▶ [Required work]: Skip the pictures and quote all of the lines exactly.

▶ [Source excerpt]:

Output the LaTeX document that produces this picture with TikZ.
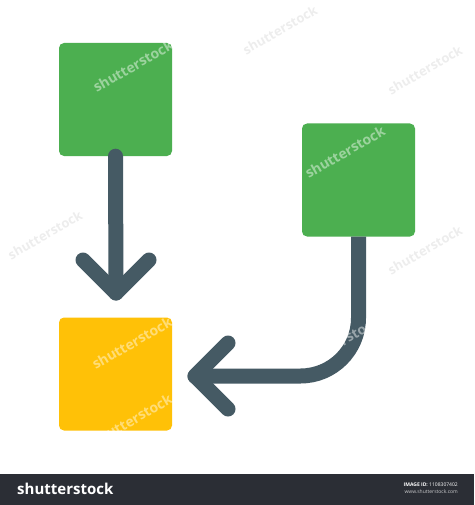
\documentclass[tikz,border=0pt]{standalone}
\usepackage{fontspec}
\setmainfont{Open Sans}
\begin{document}
\begin{tikzpicture}[x=1pt,y=-1pt]
\definecolor{boxgreen}{HTML}{4CAF50}
\definecolor{boxyellow}{HTML}{FFC107}
\definecolor{slate}{HTML}{455A64}
\definecolor{barbg}{HTML}{2B2E35}
\tikzset{
  block/.style={minimum width=113pt,minimum height=113pt,rounded corners=5pt,inner sep=0pt},
  flow/.style={draw=slate,line width=15pt,line cap=round,line join=round},
  wmark/.style={text=white,opacity=0.45,font=\bfseries\fontsize{14}{14}\selectfont,rotate=30},
  wfaint/.style={text=black,opacity=0.07,font=\bfseries\fontsize{13}{13}\selectfont,rotate=30}
}
\useasboundingbox (0,0) rectangle (474,505);
\fill[white] (0,0) rectangle (474,505);
% faint watermarks on white
\node[wfaint] (w1) at (280,30) {shutterstock};
\node[wfaint] (w2) at (425,70) {shutterstock};
\node[wfaint] (w3) at (45,235) {shutterstock};
\node[wfaint] (w4) at (425,250) {shutterstock};
% blocks
\node[block,fill=boxgreen] (top) at (115.5,99.5) {};
\node[block,fill=boxgreen] (right) at (358.5,180) {};
\node[block,fill=boxyellow] (bottom) at (115.5,374) {};
% connectors
\coordinate (dtip) at (116,293);
\coordinate (dl) at (83,260);
\coordinate (dr) at (149,260);
\draw[flow] (top.south) -- (dtip);
\draw[flow] (dl) -- (dtip) -- (dr);
\coordinate (ltip) at (195,376);
\coordinate (lu) at (228,343);
\coordinate (ld) at (228,409);
\draw[flow,line cap=butt,rounded corners=58pt] (right.south) |- (ltip);
\draw[flow] (210,376) -- (ltip);
\draw[flow] (lu) -- (ltip) -- (ld);
% watermarks on shapes
\node[wmark] (m1) at (133,66) {shutterstock};
\node[wmark] (m2) at (345,152) {shutterstock};
\node[wmark] (m3) at (132,343) {shutterstock};
\node[wmark] (m4) at (132,420) {shutterstock};
\node[wmark] (m5) at (340,342) {shutterstock};
% bottom bar
\fill[barbg] (0,474) rectangle (474,505);
\node[anchor=west,text=white,font=\bfseries\fontsize{15}{15}\selectfont,inner sep=0pt] (logo) at (17,489) {shutterstock};
\node[anchor=east,text=white,font=\fontsize{5}{5}\selectfont,inner sep=0pt] (imgid) at (458,484.5) {\textbf{IMAGE ID:} 1108307402};
\node[anchor=east,text=white!75!barbg,font=\fontsize{5}{5}\selectfont,inner sep=0pt] (site) at (458,492) {www.shutterstock.com};
\end{tikzpicture}
\end{document}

▶ [In response]:
Output the LaTeX document that produces this picture with TikZ.
\documentclass[tikz,border=0pt]{standalone}
\usepackage{fontspec}
\setmainfont{Open Sans}
\begin{document}
\begin{tikzpicture}[x=1pt,y=-1pt]
\definecolor{boxgreen}{HTML}{4CAF50}
\definecolor{boxyellow}{HTML}{FFC107}
\definecolor{slate}{HTML}{455A64}
\definecolor{barbg}{HTML}{2B2E35}
\tikzset{
  block/.style={minimum width=113pt,minimum height=113pt,rounded corners=5pt,inner sep=0pt},
  flow/.style={draw=slate,line width=15pt,line cap=round,line join=round},
  wmark/.style={text=white,opacity=0.45,font=\bfseries\fontsize{14}{14}\selectfont,rotate=30},
  wfaint/.style={text=black,opacity=0.07,font=\bfseries\fontsize{13}{13}\selectfont,rotate=30}
}
\useasboundingbox (0,0) rectangle (474,505);
\fill[white] (0,0) rectangle (474,505);
% faint watermarks on white
\node[wfaint] (w1) at (280,30) {shutterstock};
\node[wfaint] (w2) at (425,70) {shutterstock};
\node[wfaint] (w3) at (45,235) {shutterstock};
\node[wfaint] (w4) at (425,250) {shutterstock};
% blocks
\node[block,fill=boxgreen] (top) at (115.5,99.5) {};
\node[block,fill=boxgreen] (right) at (358.5,180) {};
\node[block,fill=boxyellow] (bottom) at (115.5,374) {};
% connectors
\coordinate (dtip) at (116,293);
\coordinate (dl) at (83,260);
\coordinate (dr) at (149,260);
\draw[flow] (top.south) -- (dtip);
\draw[flow] (dl) -- (dtip) -- (dr);
\coordinate (ltip) at (195,376);
\coordinate (lu) at (228,343);
\coordinate (ld) at (228,409);
\draw[flow,line cap=butt,rounded corners=58pt] (right.south) |- (ltip);
\draw[flow] (210,376) -- (ltip);
\draw[flow] (lu) -- (ltip) -- (ld);
% watermarks on shapes
\node[wmark] (m1) at (133,66) {shutterstock};
\node[wmark] (m2) at (345,152) {shutterstock};
\node[wmark] (m3) at (132,343) {shutterstock};
\node[wmark] (m4) at (132,420) {shutterstock};
\node[wmark] (m5) at (340,342) {shutterstock};
% bottom bar
\fill[barbg] (0,474) rectangle (474,505);
\node[anchor=west,text=white,font=\bfseries\fontsize{15}{15}\selectfont,inner sep=0pt] (logo) at (17,489) {shutterstock};
\node[anchor=east,text=white,font=\fontsize{5}{5}\selectfont,inner sep=0pt] (imgid) at (458,484.5) {\textbf{IMAGE ID:} 1108307402};
\node[anchor=east,text=white!75!barbg,font=\fontsize{5}{5}\selectfont,inner sep=0pt] (site) at (458,492) {www.shutterstock.com};
\end{tikzpicture}
\end{document}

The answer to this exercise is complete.